Briefly, I thought of the impending war in Iraq, and the words, "Love your neighbor as yourself," and I offered a quick prayer for our President, for our troops, and for the people of Iraq. I asked God’s forgiveness, that I wasn’t ready to offer a prayer for Iraq’s leader, Saddam Hussein, at least one of forgiveness for the travesties he has wrecked upon the people of Iraq and the lies he has told the world. I did, though, ask God to give the man enough wisdom to leave that land while he could, so war would no longer be necessary.
Thoughts flew once more, this time evoking a smile upon my face. That chipped cup reminded me of a book, God Uses Cracked Pots, by Patsy Clairmont. He certainly does. "All have sinned...," as the Bible reminds us, yet each of us can share His goodness, can share what God has done in our lives.
Racing once more, my thoughts reached into my memory, thinking, recalling a forwarded email I received many times. That email told the story of a cracked pot or bucket.
Each day, as a farmer carried water from the well to the homestead, he used two buckets. One bucket was new and flawless, the other old and cracked. Each day, the flawless bucket arrived back at the house full of water, but the cracked one leaked along the pathway. The cracked bucket wept one day, sad that the cracks allowed water to leak. But the farmer asked the bucket to look at the flowers growing at the side of the path. He explained that because the older, flawed bucket leaked, it watered the plants and flowers along the pathway and helped them grow. Yes, indeed, God can use cracked pots.

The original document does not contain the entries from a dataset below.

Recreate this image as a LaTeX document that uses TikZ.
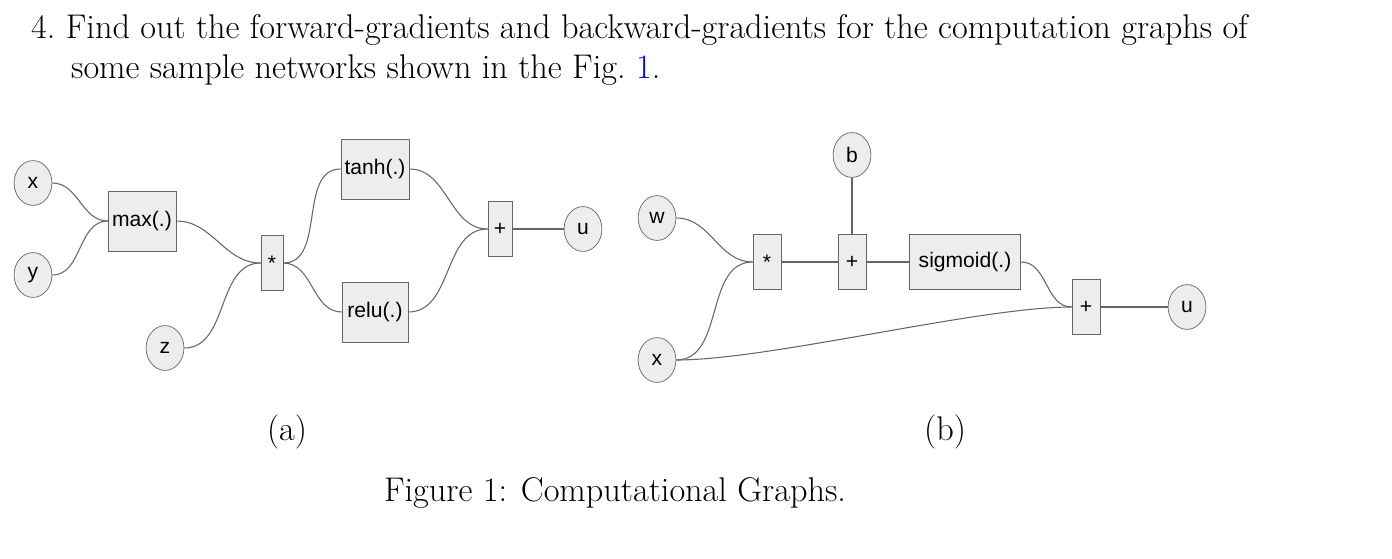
\documentclass[tikz,border=0pt]{standalone}
\usepackage{fontspec}
\newfontfamily\graphfont{Liberation Sans}
\usetikzlibrary{positioning,shapes.geometric}
\tikzset{
  var/.style={ellipse, draw=black!60, fill=black!7, minimum width=38pt*0.5669, minimum height=45pt*0.5669, inner sep=0pt, font=\graphfont\fontsize{12}{13}\selectfont},
  op/.style={rectangle, draw=black!60, fill=black!7, inner sep=2pt, minimum height=55pt*0.5669, font=\graphfont\fontsize{12}{13}\selectfont},
  link/.style={draw=black!60, line width=0.6pt},
}
\begin{document}
\begin{tikzpicture}[x=0.02cm, y=-0.02cm]
\useasboundingbox (0,0) rectangle (1392,558);

\node[anchor=base west, font=\fontsize{19.5}{23}\selectfont] at (25,38) {4.\ Find out the forward-gradients and backward-gradients for the computation graphs of};
\node[anchor=base west, font=\fontsize{19.5}{23}\selectfont] at (65,78) {some sample networks shown in the Fig.\ \textcolor{blue}{1}.};

% (a)
\node[var] (xa) at (33,183) {x};
\node[var] (ya) at (33,275) {y};
\node[var] (za) at (165,348) {z};
\node[op, minimum width=68pt*0.5669, minimum height=60pt*0.5669] (maxa) at (142,221) {max(.)};
\node[op, minimum width=22pt*0.5669] (mula) at (272,263) {*};
\node[op, minimum width=66pt*0.5669, minimum height=60pt*0.5669] (tanha) at (375,169) {tanh(.)};
\node[op, minimum width=66pt*0.5669, minimum height=60pt*0.5669] (relua) at (375,312) {relu(.)};
\node[op, minimum width=24pt*0.5669] (adda) at (500,229) {+};
\node[var] (ua) at (583,229) {u};

\draw[link] (xa.east) to[out=0,in=180] (maxa.west);
\draw[link] (ya.east) to[out=0,in=180] (maxa.west);
\draw[link] (maxa.east) to[out=0,in=180] (mula.west);
\draw[link] (za.east) to[out=0,in=180] (mula.west);
\draw[link] (mula.east) to[out=0,in=180] (tanha.west);
\draw[link] (mula.east) to[out=0,in=180] (relua.west);
\draw[link] (tanha.east) to[out=0,in=180] (adda.west);
\draw[link] (relua.east) to[out=0,in=180] (adda.west);
\draw[link] (adda) -- (ua);

% (b)
\node[var] (wb) at (657,218) {w};
\node[var] (xb) at (657,360) {x};
\node[var] (bb) at (852,155) {b};
\node[op, minimum width=28pt*0.5669] (mulb) at (767,262) {*};
\node[op, minimum width=28pt*0.5669] (addb) at (852,262) {+};
\node[op, minimum width=112pt*0.5669] (sigb) at (965,262) {sigmoid(.)};
\node[op, minimum width=28pt*0.5669] (addc) at (1086,307) {+};
\node[var] (ub) at (1187,307) {u};

\draw[link] (wb.east) to[out=0,in=180] (mulb.west);
\draw[link] (xb.east) to[out=0,in=180] (mulb.west);
\draw[link] (mulb) -- (addb);
\draw[link] (bb) -- (addb);
\draw[link] (addb) -- (sigb);
\draw[link] (sigb.east) to[out=0,in=180] (addc.west);
\draw[link] (xb.east) to[out=0,in=180,looseness=0.6] (addc.west);
\draw[link] (addc) -- (ub);

\node[font=\fontsize{19.5}{23}\selectfont] (capa) at (287,432) {(a)};
\node[font=\fontsize{19.5}{23}\selectfont] (capb) at (945,432) {(b)};
\node[font=\fontsize{19.5}{23}\selectfont] (fig) at (615,493) {Figure 1: Computational Graphs.};
\end{tikzpicture}
\end{document}
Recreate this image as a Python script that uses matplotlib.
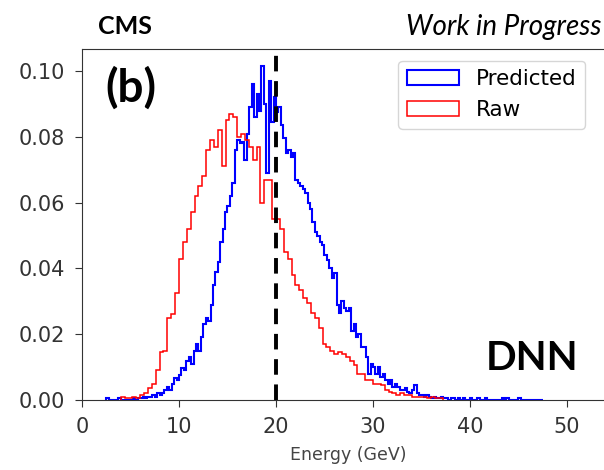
import numpy as np
import matplotlib.pyplot as plt

# blue: 0.25 GeV bins from 2.5 GeV
pred_start, pred_width = 2.5, 0.25
predicted = [
    0.0005, 0, 0, 0, 0, 0.0005, 0, 0, 0, 0,
    0, 0.0005, 0, 0.0005, 0.0005, 0.001, 0.0005, 0.001, 0.001, 0.0015,
    0.001, 0.002, 0.0015, 0.002, 0.003, 0.004, 0.003, 0.005, 0.0066, 0.006,
    0.0076, 0.0097, 0.009, 0.012, 0.013, 0.011, 0.015, 0.017, 0.015, 0.019,
    0.023, 0.025, 0.024, 0.029, 0.035, 0.039, 0.042, 0.048, 0.052, 0.057,
    0.059, 0.062, 0.066, 0.076, 0.079, 0.078, 0.0785, 0.073, 0.081, 0.089,
    0.096, 0.086, 0.093, 0.088, 0.1016, 0.090, 0.069, 0.097, 0.0845, 0.092,
    0.0875, 0.089, 0.0835, 0.0795, 0.075, 0.076, 0.074, 0.075, 0.067, 0.066,
    0.065, 0.064, 0.063, 0.060, 0.058, 0.054, 0.051, 0.050, 0.048, 0.047,
    0.044, 0.0425, 0.040, 0.037, 0.0385, 0.029, 0.0264, 0.030, 0.028, 0.027,
    0.028, 0.021, 0.023, 0.019, 0.020, 0.016, 0.016, 0.013, 0.008, 0.011,
    0.010, 0.008, 0.010, 0.007, 0.008, 0.006, 0.005, 0.006, 0.004, 0.005,
    0.004, 0.003, 0.003, 0.0035, 0.0025, 0.002, 0.003, 0.0045, 0.002, 0.0015,
    0.0015, 0.001, 0.0015, 0.001, 0.0005, 0.001, 0.0005, 0.0005, 0.001, 0.0005,
    0.0005, 0, 0.0005, 0.0005, 0, 0.0005, 0, 0.0005, 0, 0,
    0.0005, 0, 0, 0.0005, 0, 0, 0.0005, 0, 0, 0,
    0, 0, 0, 0.0005, 0, 0.0005, 0, 0, 0, 0,
    0.0005, 0, 0, 0, 0, 0, 0, 0, 0, 0,
]

# red: 0.4 GeV bins from 4.0 GeV
raw_start, raw_width = 4.0, 0.4
raw = [
    0.001, 0.0005, 0.0005, 0.001, 0.0005, 0.0015, 0.002, 0.0035, 0.005, 0.009,
    0.0146, 0.015, 0.025, 0.026, 0.0325, 0.043, 0.048, 0.052, 0.057, 0.062,
    0.065, 0.068, 0.076, 0.079, 0.077, 0.082, 0.071, 0.085, 0.087, 0.086,
    0.080, 0.081, 0.079, 0.077, 0.073, 0.077, 0.060, 0.067, 0.067, 0.055,
    0.055, 0.052, 0.045, 0.043, 0.038, 0.035, 0.0335, 0.031, 0.0295, 0.0265,
    0.025, 0.022, 0.017, 0.016, 0.015, 0.014, 0.0146, 0.014, 0.013, 0.012,
    0.0106, 0.008, 0.008, 0.006, 0.006, 0.005, 0.005, 0.0045, 0.003, 0.0025,
    0.002, 0.0015, 0.002, 0.0015, 0.0015, 0.001, 0.001, 0.001, 0.001, 0.0005,
    0.001, 0.0005, 0.0005,
]

def edges_of(start, width, n):
    return start + width * np.arange(n + 1)

fig = plt.figure(figsize=(6.04, 4.70), dpi=100)
ax = fig.add_axes([82/604, 70/470, 533.5/604, 351/470])

e_pred = edges_of(pred_start, pred_width, len(predicted))
e_raw = edges_of(raw_start, raw_width, len(raw))
ax.hist(e_pred[:-1] + pred_width/2, bins=e_pred, weights=predicted,
        histtype='step', color='blue', lw=1.5, label='Predicted')
ax.hist(e_raw[:-1] + raw_width/2, bins=e_raw, weights=raw,
        histtype='step', color='red', lw=1.1, label='Raw')
ax.axvline(20, color='black', ls=(0, (4, 2.5)), lw=2.8)

ax.set_xlim(0, 55)
ax.set_ylim(0, 0.1067)
ax.set_xticks([0, 10, 20, 30, 40, 50])
ax.set_yticks([0, 0.02, 0.04, 0.06, 0.08, 0.10])
ax.set_yticklabels(['0.00', '0.02', '0.04', '0.06', '0.08', '0.10'])
ax.tick_params(labelsize=15, colors='#333333', length=5, pad=7)
for s in ax.spines.values():
    s.set_color('#333333')
ax.set_xlabel('Energy (GeV)', fontsize=12.5, color='#444444', labelpad=7)

fig.legend(loc='upper right', bbox_to_anchor=(596/604, 1 - 50/470),
           fontsize=15.5, frameon=True, fancybox=True, handlelength=2.4,
           labelspacing=0.5)

fig.text(98/604, 1 - 27/470, 'CMS', fontsize=18, fontweight='bold',
         family='Lato', va='center')
fig.text(601/604, 1 - 27/470, 'Work in Progress', fontsize=20, style='italic',
         family='Lato', va='center', ha='right')
ax.text(0.043, 0.89, '(b)', transform=ax.transAxes, fontsize=33,
        fontweight='bold', family='Lato', va='center')
fig.text(578/604, 1 - 358/470, 'DNN', fontsize=29, fontweight='bold',
         family='Lato', va='center', ha='right')

plt.savefig('out.png', dpi=100)
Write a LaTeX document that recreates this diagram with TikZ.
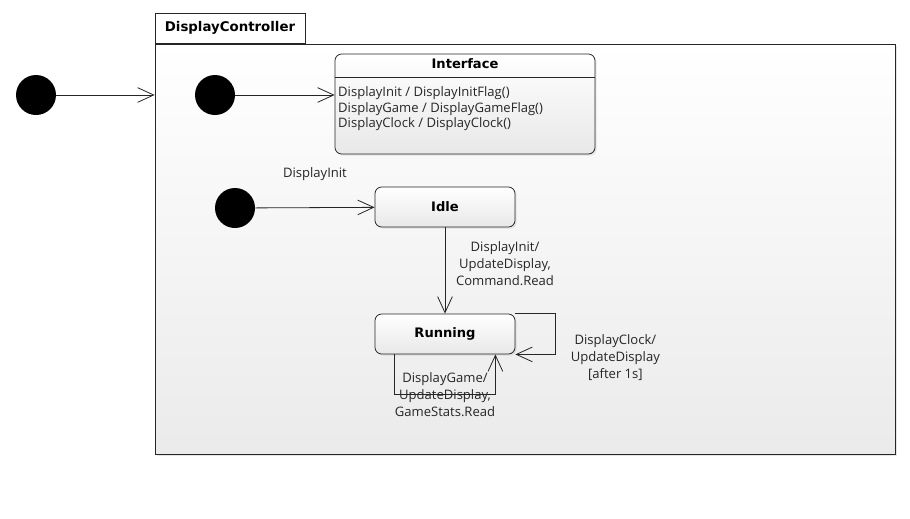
\documentclass[tikz,border=0pt]{standalone}
\usepackage{fontspec}
\setmainfont{Open Sans}
\newfontfamily\boldfont{DejaVu Sans}
\usetikzlibrary{arrows.meta,positioning,shadows}

\begin{document}
\begin{tikzpicture}[x=0.75pt, y=-0.75pt,
  line/.style={draw=black!85, line width=0.6pt},
  state/.style={line, rounded corners=5pt, top color=white, bottom color=black!9,
    minimum width=105pt, minimum height=30pt, inner sep=0pt,
    font=\boldfont\bfseries\fontsize{9.8}{11}\selectfont,
    drop shadow={shadow xshift=1.2pt, shadow yshift=-1.2pt, opacity=0.18}},
  initial/.style={circle, fill=black, minimum size=30pt, inner sep=0pt},
  trans/.style={line, -{Straight Barb[length=12pt, width=11pt, line width=0.6pt]}},
  lbl/.style={font=\fontsize{9.8}{12.7}\selectfont, align=center, text=black!85}]
  \useasboundingbox (0,0) rectangle (910,518);
  % Package frame
  \node[line, top color=white, bottom color=black!8, minimum width=555pt,
    minimum height=307.5pt, inner sep=0pt,
    drop shadow={shadow xshift=1.5pt, shadow yshift=-1.5pt, opacity=0.2}]
    (ctrl) at (525,249) {};
  \node[line, fill=white, anchor=south west, minimum width=112.5pt,
    minimum height=22.5pt, inner sep=0pt,
    font=\boldfont\bfseries\fontsize{10}{11}\selectfont]
    (ctrltab) at (ctrl.north west) {DisplayController};
  % Initial states
  \node[initial] (init0) at (36,95) {};
  \node[initial] (init1) at (215,95) {};
  \node[initial] (init2) at (235,208) {};
  % States
  \node[state, minimum width=195pt, minimum height=75pt] (iface) at (465,104) {};
  \node[font=\boldfont\bfseries\fontsize{9.8}{11}\selectfont, inner sep=0pt]
    (ifacetitle) at ([yshift=-7.5pt]iface.north) {Interface};
  \draw[line] ([yshift=-18pt]iface.north west) -- ([yshift=-18pt]iface.north east);
  \node[lbl, align=left, anchor=north west, inner sep=0pt,
    font=\fontsize{9.8}{11.8}\selectfont]
    (ifacebody) at ([xshift=2.5pt, yshift=-24.5pt]iface.north west)
    {DisplayInit / DisplayInitFlag()\\
     DisplayGame / DisplayGameFlag()\\
     DisplayClock / DisplayClock()};
  \node[state] (idle) at (445,207) {Idle};
  \node[state] (running) at (445,334) {Running};
  % Transitions
  \draw[trans] (init0) -- (init0 -| ctrl.west);
  \draw[trans] (init1) -- (init1 -| iface.west);
  \draw[trans] (init2) -- (idle)
    node[lbl, midway, yshift=25pt] {DisplayInit};
  \draw[trans] (idle) -- (running)
    node[lbl, midway, xshift=45pt, yshift=5pt]
    {DisplayInit/\\UpdateDisplay,\\Command.Read};
  \draw[trans] (running.north east) -- ++(40,0) |- (running.south east)
    node[lbl, pos=0.25, xshift=45pt, yshift=-17.5pt]
    {DisplayClock/\\UpdateDisplay\\{[after 1s]}};
  \draw[trans] ([xshift=15pt]running.south west) -- ++(0,40)
    -| ([xshift=-15pt]running.south east)
    node[lbl, pos=0.25] {DisplayGame/\\UpdateDisplay,\\GameStats.Read};
\end{tikzpicture}
\end{document}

Finally finished loading the dishwasher, I put soap in the soap wells, closed the door and turned the dial. And the thunderous sound of the working dishwasher began. But behind the roar of the hot water, I heard music, a song within the water sounds. That often happens, doesn’t it? Although there are loud sounds around us, music seeps into our minds and our hearts.
As I pondered this, I realized that the birds outside my apartment were singing, not beautiful sounds, but more frantic ones. I wondered if they had spied a dog or cat, and listened intently for the sound of screeching squirrels. Squirrels always sound the alarm when an enemy cat or dog approaches. But no such sounds appeared.
Curious, I opened the door and watched as litter raced quickly past. The sky was dark; dark clouds covered the sky in all directions. The wind blew fiercely, and the birds sang out their alarm, warning each other of the coming storm. Huge drops of rain started to fall as I closed the door.
Across the room, the computer beckoned me and I smiled again, thinking what fun I’d have typing my scrambled thoughts. I wondered how I would explain my racing thoughts, how I would begin my story. "Hey, I may be a cracked pot, but I’m not a crackpot." I decided against that beginning. No sense in putting ideas in anyone’s head.